Geoff to me is saying two very interesting things, that the problem goes back longer than we think
and that reps may not be the answer. On the former, I find that mirrors my thoughts on Tiger's putting, which at best has been highly inconsistent (IMHO) for much longer than people realize. His second point is truly scary for Tiger, especially if the source isn't his injuries.
Doesn't this say it all? |
But clearly the stakes have been raised for next week at Torrey, and for golf fans it'll be Must see-TV.
So I'm watching Morning Drive yesterday after the coverage of the Euro event and as Tiger is warming up for his second round. Mark Rolfing declares himself an expert on the yips, informing us that there are mental and physical yips, and that fortunately Tiger has the mental yips because they're easier to fix. Ummm...Mark, you seem a pleasant fellow and you do good work for the Hawaiian Tourist Board, but WTF?
My post on the yips linked above was related to this David Owen New Yorker article on the subject, which is now available in its entirety here. It's well worth a read, especially for those snowbound in the Northeast, though each individual needs to assess the risk of contagion. There's a reason many folks don't like the word spoken aloud...
But it's quite obvious from David's work that Rolfing is out of his depth. here's a sample of how the condition has been described:
It was coined around the middle of the last century by the Scottish golfer Tommy Armour, a sufferer, who defined it as “a brain spasm that impairs the short game.”
What's fascinating is how little we understand it, as it seems somewhat related to pressure and is extremely task-specific. But, contra-Rolfing, it obviously has both physical and mental manifestations and the linkages remain mysterious. There's also a huge visual influence, as one of the fascinating factoids in Owen's long article is that no one has ever heard of a blind golfer yipping. In fact, most of the yipsters discussed use some sort of visual focus to allow themselves to perform.
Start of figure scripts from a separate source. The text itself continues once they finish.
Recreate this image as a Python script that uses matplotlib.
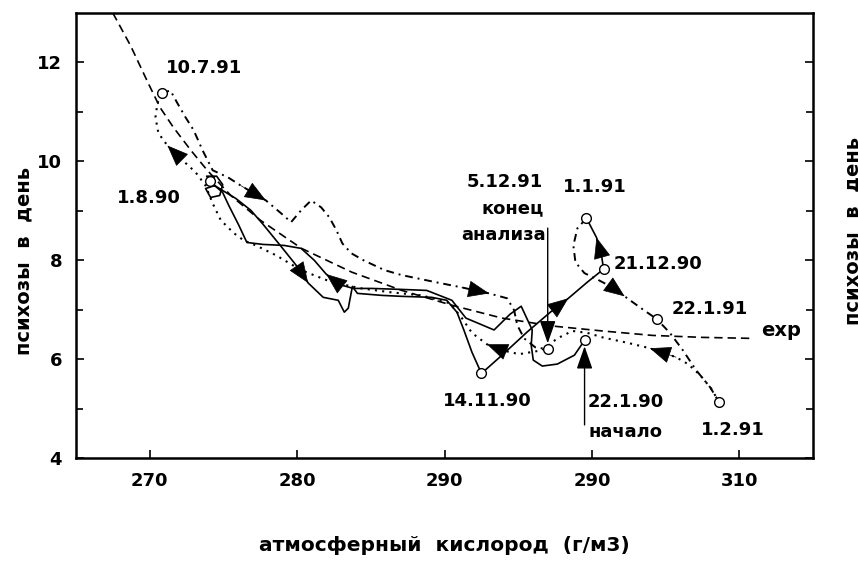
import matplotlib
matplotlib.use("Agg")
import matplotlib.pyplot as plt

# exp fit curve
exp_x = [267.5, 268.7, 269.9, 270.7, 271.6, 272.8, 273.9, 275.5, 277.5, 280.3,
         283.7, 287.1, 290.5, 293.9, 297.3, 300.7, 304.1, 307.5, 310.8]
exp_y = [13.0, 12.34, 11.58, 11.09, 10.69, 10.22, 9.82, 9.31, 8.81, 8.24,
         7.76, 7.39, 7.09, 6.83, 6.67, 6.57, 6.48, 6.44, 6.42]

# 22.1.90 -> 1.8.90 (solid)
s1_x = [299.5, 298.81, 297.65, 296.63, 296.02, 295.88, 295.95, 295.20, 294.45, 293.36,
        291.45, 290.50, 288.79, 287.09, 285.04, 283.81, 282.86, 281.97, 281.16, 280.27,
        279.11, 277.68, 276.59, 276.04, 275.36, 274.95, 274.41]
s1_y = [6.38, 6.08, 5.90, 5.86, 5.98, 6.28, 6.59, 7.07, 6.91, 6.59,
        6.83, 7.19, 7.39, 7.41, 7.43, 7.43, 7.51, 7.72, 8.00, 8.24,
        8.30, 8.32, 8.36, 8.71, 9.11, 9.37, 9.51]

# 1.8.90 -> 14.11.90 -> 21.12.90 -> 1.1.91 (solid)
s2_x = [274.41, 273.86, 274.54, 274.95, 274.75, 274.13, 273.79, 274.41, 274.95, 275.84,
        276.86, 277.68, 278.91, 279.93, 280.75, 281.77, 282.79, 283.20, 283.47, 283.75,
        284.09, 285.72, 287.09, 289.13, 290.15, 290.84, 291.31, 291.86, 292.40, 292.54,
        293.90, 295.61, 297.18, 298.40, 299.70, 300.79, 300.65, 300.31, 299.63]
s2_y = [9.51, 9.70, 9.70, 9.53, 9.31, 9.27, 9.45, 9.51, 9.41, 9.25,
        9.01, 8.73, 8.28, 7.90, 7.54, 7.25, 7.19, 6.95, 7.03, 7.47,
        7.33, 7.29, 7.27, 7.25, 7.19, 6.95, 6.59, 6.14, 5.78, 5.72,
        6.08, 6.55, 6.95, 7.23, 7.56, 7.82, 8.10, 8.46, 8.85]

# 1.1.91 -> 22.1.91 -> 1.2.91
d1_x = [299.63, 299.02, 298.74, 298.88, 299.49, 300.31, 301.40, 302.22, 303.24, 304.40,
        305.29, 306.17, 307.06, 308.02, 308.63]
d1_y = [8.85, 8.65, 8.30, 7.96, 7.74, 7.62, 7.45, 7.27, 7.05, 6.81,
        6.53, 6.18, 5.78, 5.43, 5.13]

# 1.2.91 -> 10.7.91
d2_x = [308.63, 308.08, 307.33, 306.52, 305.70, 303.93, 302.56, 300.72, 299.70, 298.68,
        297.65, 296.63, 295.06, 293.90, 292.88, 291.86, 291.18, 290.36, 288.45, 286.41,
        284.36, 282.32, 280.27, 278.57, 277.20, 276.38, 275.70, 274.82, 274.27, 273.79,
        273.11, 272.09, 271.20, 270.59, 270.39, 270.52, 270.79]
d2_y = [5.13, 5.41, 5.68, 5.90, 6.04, 6.22, 6.32, 6.44, 6.53, 6.57,
        6.42, 6.18, 6.10, 6.18, 6.30, 6.53, 6.83, 7.13, 7.29, 7.35,
        7.43, 7.56, 7.80, 8.10, 8.30, 8.40, 8.55, 8.81, 9.15, 9.51,
        9.78, 10.06, 10.32, 10.57, 10.89, 11.17, 11.39]

# 10.7.91 -> 5.12.91
d3_x = [270.79, 271.41, 271.89, 272.43, 272.98, 273.59, 274.27, 275.29, 276.18, 277.88,
        278.91, 279.59, 280.27, 280.95, 281.63, 282.18, 282.66, 283.07, 283.68, 284.50,
        285.93, 287.09, 289.34, 291.18, 293.02, 294.25, 294.72, 294.93, 295.40, 296.15,
        297.04]
d3_y = [11.39, 11.43, 11.17, 10.89, 10.63, 10.22, 9.82, 9.68, 9.51, 9.21,
        8.95, 8.77, 9.01, 9.21, 9.07, 8.87, 8.61, 8.34, 8.14, 8.00,
        7.80, 7.70, 7.56, 7.45, 7.33, 7.23, 6.99, 6.69, 6.42, 6.24,
        6.20]

# marked dates
pt_x = [270.8, 274.1, 292.5, 297.0, 299.5, 299.6, 300.8, 304.4, 308.6]
pt_y = [11.39, 9.60, 5.72, 6.20, 6.38, 8.85, 7.82, 6.81, 5.13]

x_ticks = [270, 280, 290, 300, 310]
x_ticklabels = ["270", "280", "290", "290", "310"]
y_ticks = [4, 6, 8, 10, 12]

plt.rcParams["font.family"] = ["DejaVu Sans"]
plt.rcParams["font.weight"] = "bold"

fig = plt.figure(figsize=(8.58, 5.64), dpi=100)
ax = fig.add_axes([0.0886, 0.1879, 0.859, 0.789])

lw = 1.2
dot = (0, (1, 2.5))
dashdot = (0, (4, 2.5, 1, 2.5))

ax.plot(exp_x, exp_y, color="k", lw=lw, linestyle=(0, (5, 3)))
ax.plot(s1_x, s1_y, color="k", lw=lw)
ax.plot(s2_x, s2_y, color="k", lw=lw)
ax.plot(d1_x, d1_y, color="k", lw=1.4, linestyle=dashdot)
ax.plot(d2_x, d2_y, color="k", lw=1.5, linestyle=dot)
ax.plot(d3_x, d3_y, color="k", lw=1.4, linestyle=dashdot)
ax.plot(pt_x, pt_y, "o", ms=7, mfc="white", mec="k", mew=1.0, zorder=5)


def arrow_on(xs, ys, i):
    ax.annotate("", xy=(xs[i], ys[i]), xytext=(xs[i - 1], ys[i - 1]),
                arrowprops=dict(arrowstyle="-|>,head_length=1.0,head_width=0.4",
                                color="k", lw=0.5, mutation_scale=14,
                                shrinkA=0, shrinkB=0), zorder=6)


arrow_on(s1_x, s1_y, 17)
arrow_on(s2_x, s2_y, 14)
arrow_on(s2_x, s2_y, 33)
arrow_on(s2_x, s2_y, 37)
arrow_on(d1_x, d1_y, 7)
arrow_on(d2_x, d2_y, 5)
arrow_on(d2_x, d2_y, 14)
arrow_on(d2_x, d2_y, 32)
arrow_on(d3_x, d3_y, 9)
arrow_on(d3_x, d3_y, 24)

# start / end pointers
ax.annotate("", xy=(pt_x[3], 6.32), xytext=(pt_x[3], 8.65),
            arrowprops=dict(arrowstyle="-|>,head_length=1.0,head_width=0.35",
                            color="k", lw=1.0, mutation_scale=14, shrinkA=0, shrinkB=0))
ax.annotate("", xy=(pt_x[4], 6.26), xytext=(pt_x[4], 4.67),
            arrowprops=dict(arrowstyle="-|>,head_length=1.0,head_width=0.35",
                            color="k", lw=1.0, mutation_scale=14, shrinkA=0, shrinkB=0))

fs = 13
ax.text(271.1, 11.88, "10.7.91", fontsize=fs, va="center")
ax.text(267.8, 9.25, "1.8.90", fontsize=fs, va="center")
ax.text(296.7, 9.58, "5.12.91", fontsize=fs, va="center", ha="right")
ax.text(296.7, 9.05, "конец", fontsize=fs, va="center", ha="right")
ax.text(296.9, 8.52, "анализа", fontsize=fs, va="center", ha="right")
ax.text(298.0, 9.49, "1.1.91", fontsize=fs, va="center")
ax.text(301.5, 7.92, "21.12.90", fontsize=fs, va="center")
ax.text(305.4, 7.01, "22.1.91", fontsize=fs, va="center")
ax.text(311.5, 6.57, "exp", fontsize=fs + 1, va="center", fontweight="heavy")
ax.text(289.9, 5.15, "14.11.90", fontsize=fs, va="center")
ax.text(299.7, 5.13, "22.1.90", fontsize=fs, va="center")
ax.text(299.8, 4.53, "начало", fontsize=fs, va="center")
ax.text(307.4, 4.57, "1.2.91", fontsize=fs, va="center")

ax.set_xlim(265, 315)
ax.set_ylim(4, 13)
ax.set_xticks(x_ticks)
ax.set_xticklabels(x_ticklabels)
ax.set_yticks(y_ticks)
ax.set_yticks([5, 7, 9, 11], minor=True)
ax.tick_params(axis="both", direction="in", labelsize=13, length=6, width=1.2, pad=10)
ax.tick_params(axis="y", which="both", right=True)
ax.tick_params(axis="y", which="minor", direction="in", length=5, width=1.2)
for sp in ax.spines.values():
    sp.set_linewidth(1.8)

ax.set_xlabel("атмосферный  кислород  (г/м3)", fontsize=14.5, fontweight="bold",
              labelpad=33)
fig.text(0.028, 0.537, "психозы  в  день", rotation=90, fontsize=14,
         ha="center", va="center")
# second label, cut by the right edge as in the original scan
fig.text(0.983, 0.59, "психозы  в  день", rotation=90, fontsize=14,
         ha="left", va="center")

fig.savefig("out.png", dpi=100)
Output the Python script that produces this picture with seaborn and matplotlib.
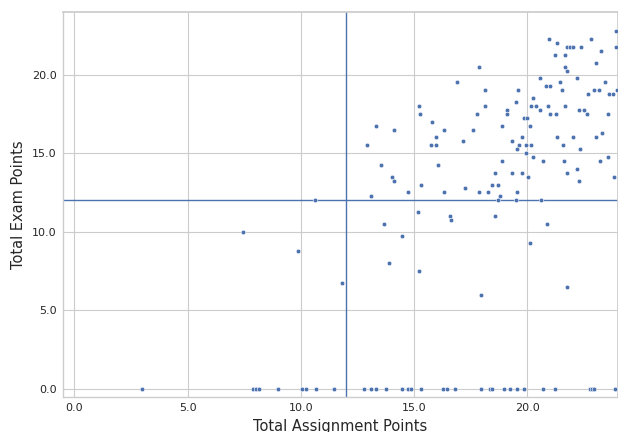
import matplotlib
matplotlib.use("Agg")
import matplotlib.pyplot as plt
import seaborn as sns
import pandas as pd
from matplotlib.ticker import FormatStrFormatter

sns.set_theme(style="whitegrid")
plt.rcParams["font.family"] = ["DejaVu Sans"]

# Students with a non-zero exam score
assignment_scored = [
    23.92, 23.92, 20.96, 21.31, 21.76, 21.86, 22.02, 22.38, 22.82, 21.21,
    21.67, 23.26, 23.05, 21.67, 21.77, 17.87, 20.57, 22.21, 21.42, 23.41,
    16.91, 20.82, 21.02, 21.52, 22.96, 23.17, 23.94, 22.67, 23.60, 23.78,
    18.14, 19.58, 20.24, 19.48, 20.17, 20.36, 20.92, 21.67, 15.21, 18.14,
    19.08, 20.54, 22.29, 22.52, 15.28, 17.77, 19.12, 21.02, 21.27, 22.61,
    23.55, 19.87, 19.98, 13.31, 14.09, 15.78, 16.30, 17.58, 18.87, 20.11,
    12.91, 15.97, 15.75, 15.97, 17.15, 19.30, 19.77, 19.62, 19.92, 20.14,
    19.54, 19.92, 21.32, 22.02, 21.57, 22.32, 23.03, 23.29, 20.26, 20.71,
    21.62, 21.76, 22.17, 22.27, 23.22, 23.55, 23.82, 13.53, 14.01, 14.09,
    13.09, 14.73, 15.29, 16.07, 16.30, 17.25, 17.87, 18.25, 18.87, 18.58,
    19.30, 19.77, 18.42, 18.72, 19.54, 18.81, 18.72, 19.48, 20.62, 20.02,
    15.15, 16.58, 16.63, 18.56, 13.66, 20.85, 14.47, 20.11, 13.91, 15.22,
    11.80, 17.97, 21.76, 7.43, 9.86, 10.64,
]
exam_scored = [
    22.75, 21.76, 22.27, 22.01, 21.76, 21.76, 21.76, 21.76, 22.27, 21.27,
    21.27, 21.50, 20.76, 20.51, 20.25, 20.51, 19.76, 19.76, 19.51, 19.51,
    19.51, 19.26, 19.26, 19.00, 19.00, 19.00, 19.00, 18.75, 18.75, 18.75,
    19.00, 19.00, 18.51, 18.26, 18.00, 18.00, 18.00, 18.00, 18.00, 18.00,
    17.75, 17.75, 17.75, 17.75, 17.50, 17.50, 17.50, 17.50, 17.50, 17.50,
    17.50, 17.26, 17.26, 16.75, 16.50, 17.00, 16.50, 16.50, 16.75, 16.75,
    15.50, 16.00, 15.50, 15.50, 15.75, 15.75, 16.00, 15.50, 15.50, 15.50,
    15.25, 15.00, 16.00, 16.00, 15.50, 15.25, 16.00, 16.25, 14.75, 14.50,
    14.50, 13.75, 14.00, 13.25, 14.50, 14.75, 13.50, 14.25, 13.50, 13.25,
    12.25, 12.50, 13.00, 14.25, 12.50, 12.75, 12.50, 12.50, 14.50, 13.75,
    13.75, 13.75, 13.00, 13.00, 12.50, 12.25, 12.00, 12.00, 12.00, 13.50,
    11.25, 11.00, 10.75, 11.00, 10.50, 10.50, 9.75, 9.25, 8.00, 7.50,
    6.75, 6.00, 6.50, 10.00, 8.75, 12.00,
]

# Students who scored zero on the exam
assignment_zero = [
    3.00, 7.88, 8.01, 8.15, 8.98, 10.07, 10.23, 10.66, 11.48, 12.78,
    13.09, 13.31, 13.76, 14.47, 14.72, 14.85, 15.31, 16.28, 16.47, 16.81,
    17.97, 18.36, 18.45, 18.96, 19.23, 19.54, 19.86, 20.68, 21.21, 22.77,
    22.86, 22.95, 23.85,
]
exam_zero = [0.0] * len(assignment_zero)

# Pass thresholds
assignment_cutoff = 12
exam_cutoff = 12

df = pd.DataFrame({
    "Total Assignment Points": assignment_scored + assignment_zero,
    "Total Exam Points": exam_scored + exam_zero,
})

fig = plt.figure(figsize=(6.18, 4.32), dpi=100)
W, H = 618, 432
left, right, top, bottom = 63, 618, 11.7, 396.7
ax = fig.add_axes([left / W, 1 - bottom / H, (right - left) / W, (bottom - top) / H])

blue = "#4C72B0"
sns.scatterplot(data=df, x="Total Assignment Points", y="Total Exam Points",
                ax=ax, s=11, color=blue, edgecolor="white", linewidth=0.4,
                zorder=3)
ax.axvline(assignment_cutoff, color=blue, lw=1.0, zorder=2)
ax.axhline(exam_cutoff, color=blue, lw=1.0, zorder=2)

ax.set_xlim(-0.5, 24.0)
ax.set_ylim(-0.5, 24.0)
ax.set_xticks([0, 5, 10, 15, 20])
ax.set_yticks([0, 5, 10, 15, 20])
ax.xaxis.set_major_formatter(FormatStrFormatter("%.1f"))
ax.yaxis.set_major_formatter(FormatStrFormatter("%.1f"))
ax.tick_params(axis="both", labelsize=8, length=0, pad=4.5, colors="#262626")
ax.set_xlabel("Total Assignment Points", fontsize=10.5, color="#262626", labelpad=4)
ax.set_ylabel("Total Exam Points", fontsize=10.5, color="#262626", labelpad=4)
ax.grid(True, color="#cccccc", lw=0.8)
for side in ["left", "bottom"]:
    ax.spines[side].set_color("#cccccc")
    ax.spines[side].set_linewidth(1.0)

fig.savefig("out.png", dpi=100)
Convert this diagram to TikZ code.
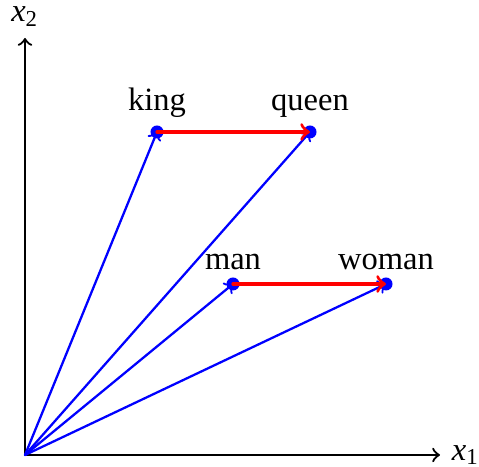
\documentclass[tikz,border=0pt]{standalone}
\usepackage{fontspec}
\setmainfont{Liberation Serif}
\begin{document}
\begin{tikzpicture}[x=0.3075pt,y=0.3075pt,line join=round,line cap=round,>=to,
  dot/.style={circle,fill=blue,inner sep=0pt,minimum size=4pt,
    label={[inner sep=2pt]above:#1}},
  vec/.style={->,blue,line width=0.7pt},
  diffvec/.style={->,red,line width=1pt}]
\useasboundingbox (-25,-12) rectangle (454,455);
\coordinate (O) at (0,0);
\coordinate (xend) at (415,0);
\coordinate (yend) at (0,417);
\draw[->,line width=0.7pt] (O)--(xend) node[right] {\textit{x}\textsubscript{1}};
\draw[->,line width=0.7pt] (O)--(yend) node[above] {\textit{x}\textsubscript{2}};
\node[dot=king] (king) at (132,323) {};
\node[dot=queen] (queen) at (285,323) {};
\node[dot=man] (man) at (208,171) {};
\node[dot=woman] (woman) at (361,171) {};
\foreach \w in {king,queen,man,woman}
\draw[vec] (O)--(\w.center);
\draw[diffvec] (king.center)--(queen.center);
\draw[diffvec] (man.center)--(woman.center);
\end{tikzpicture}
\end{document}
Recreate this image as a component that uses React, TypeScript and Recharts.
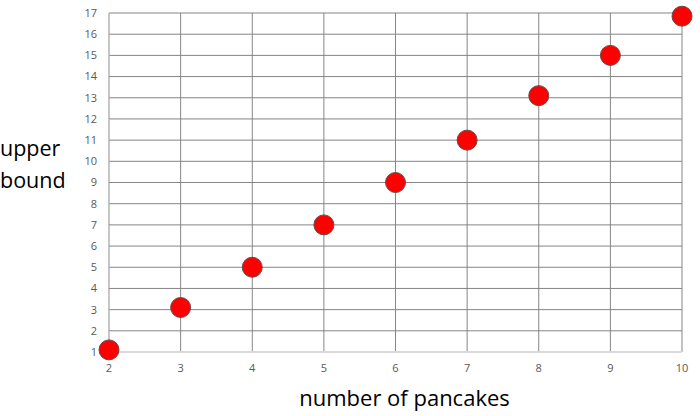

So we should acknowledge that we're not even sure that he has the yips, or what that might mean. But he's quite the mess in every aspect of his game, and we've rarely seen an elite athlete lose it so stunningly (there was a Mike Tyson-Buster Douglass analogy made, but those guys actually get hit). We don't know how this movie ends, but if I were Chris Como I'd have trouble concentrating over the loud ticking of the clock.